The request: Your task is to print, exactly and only, the lines from the start of the entries below through the line with "import plotly.graph_objects as go". Include both ends, but skip the pictures.

[Entries with chart source code]

☆ ☆ ☆ ☆ ☆ ☆ ☆

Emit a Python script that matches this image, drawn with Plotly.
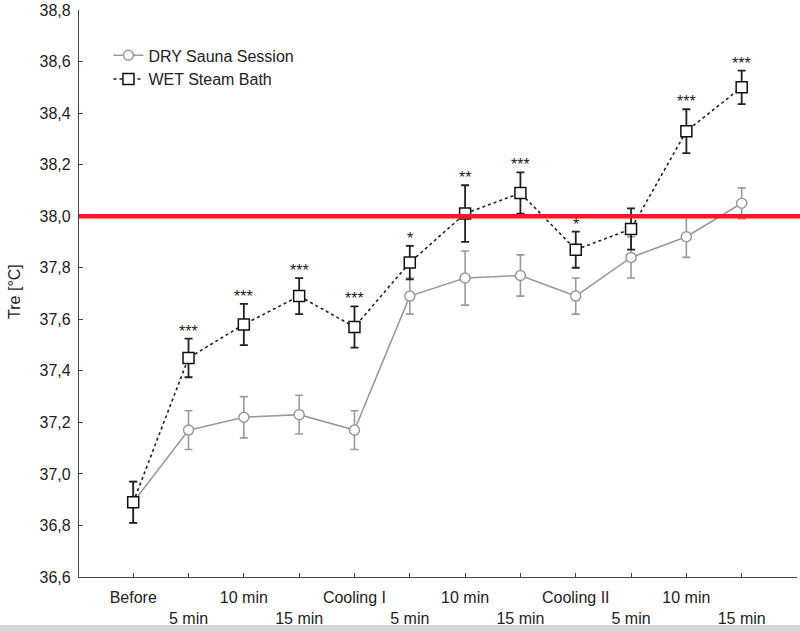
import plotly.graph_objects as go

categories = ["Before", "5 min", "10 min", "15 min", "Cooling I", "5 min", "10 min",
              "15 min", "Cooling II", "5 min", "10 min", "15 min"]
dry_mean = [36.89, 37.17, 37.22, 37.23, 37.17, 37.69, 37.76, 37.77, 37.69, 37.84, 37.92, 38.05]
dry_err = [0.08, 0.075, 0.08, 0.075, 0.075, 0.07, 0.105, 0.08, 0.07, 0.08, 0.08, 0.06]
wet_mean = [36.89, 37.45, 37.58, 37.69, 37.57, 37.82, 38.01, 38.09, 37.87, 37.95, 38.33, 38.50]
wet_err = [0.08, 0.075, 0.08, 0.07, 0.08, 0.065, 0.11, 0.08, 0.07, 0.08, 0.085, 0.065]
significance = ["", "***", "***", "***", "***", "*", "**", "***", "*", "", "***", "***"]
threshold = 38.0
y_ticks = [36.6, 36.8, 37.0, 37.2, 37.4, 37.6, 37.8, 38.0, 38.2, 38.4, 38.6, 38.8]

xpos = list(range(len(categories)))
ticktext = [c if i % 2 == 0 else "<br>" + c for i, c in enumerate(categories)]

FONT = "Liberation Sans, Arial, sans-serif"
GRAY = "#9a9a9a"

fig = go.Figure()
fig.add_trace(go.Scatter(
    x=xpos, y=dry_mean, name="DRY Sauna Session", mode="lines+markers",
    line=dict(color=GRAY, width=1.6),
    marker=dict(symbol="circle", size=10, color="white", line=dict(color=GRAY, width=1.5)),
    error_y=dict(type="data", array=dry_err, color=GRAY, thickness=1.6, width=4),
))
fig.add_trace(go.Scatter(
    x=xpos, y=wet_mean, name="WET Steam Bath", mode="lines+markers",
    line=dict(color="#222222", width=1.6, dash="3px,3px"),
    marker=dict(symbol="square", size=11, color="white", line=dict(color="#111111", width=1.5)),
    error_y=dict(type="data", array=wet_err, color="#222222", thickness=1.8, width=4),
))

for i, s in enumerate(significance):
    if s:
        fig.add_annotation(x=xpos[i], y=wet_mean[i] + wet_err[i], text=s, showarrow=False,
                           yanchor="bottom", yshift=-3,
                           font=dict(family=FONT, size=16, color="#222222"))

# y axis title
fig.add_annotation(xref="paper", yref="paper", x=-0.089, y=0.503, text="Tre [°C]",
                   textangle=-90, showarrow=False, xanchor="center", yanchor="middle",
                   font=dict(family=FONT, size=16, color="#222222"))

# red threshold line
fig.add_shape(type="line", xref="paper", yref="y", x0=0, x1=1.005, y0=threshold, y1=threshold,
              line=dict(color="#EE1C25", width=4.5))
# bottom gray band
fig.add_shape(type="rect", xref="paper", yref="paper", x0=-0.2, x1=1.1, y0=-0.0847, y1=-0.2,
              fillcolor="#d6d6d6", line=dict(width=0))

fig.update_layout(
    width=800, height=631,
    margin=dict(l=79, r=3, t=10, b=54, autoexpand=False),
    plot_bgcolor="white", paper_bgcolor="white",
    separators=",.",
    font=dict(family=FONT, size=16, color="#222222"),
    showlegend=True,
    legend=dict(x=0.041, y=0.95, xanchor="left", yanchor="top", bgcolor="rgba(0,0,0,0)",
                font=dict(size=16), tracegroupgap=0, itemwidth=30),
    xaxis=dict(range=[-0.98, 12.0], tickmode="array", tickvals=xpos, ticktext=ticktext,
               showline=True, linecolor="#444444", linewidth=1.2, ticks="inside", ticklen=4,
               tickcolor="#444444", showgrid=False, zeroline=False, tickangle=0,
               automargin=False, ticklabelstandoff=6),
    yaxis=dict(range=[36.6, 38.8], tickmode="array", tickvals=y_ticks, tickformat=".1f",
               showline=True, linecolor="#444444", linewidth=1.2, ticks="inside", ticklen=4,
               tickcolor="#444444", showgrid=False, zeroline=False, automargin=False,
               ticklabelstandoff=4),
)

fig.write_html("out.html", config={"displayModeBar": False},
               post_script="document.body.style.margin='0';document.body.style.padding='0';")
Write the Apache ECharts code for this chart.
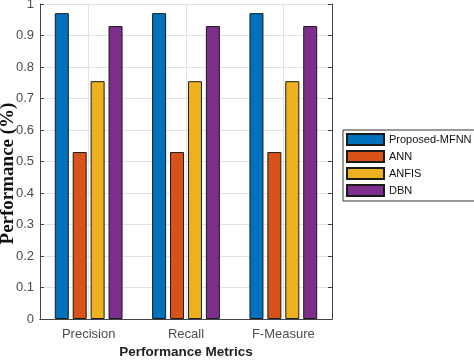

☆ ☆ ☆ ☆ ☆ ☆ ☆

Response:
Emit a Python script that matches this image, drawn with Plotly.
import plotly.graph_objects as go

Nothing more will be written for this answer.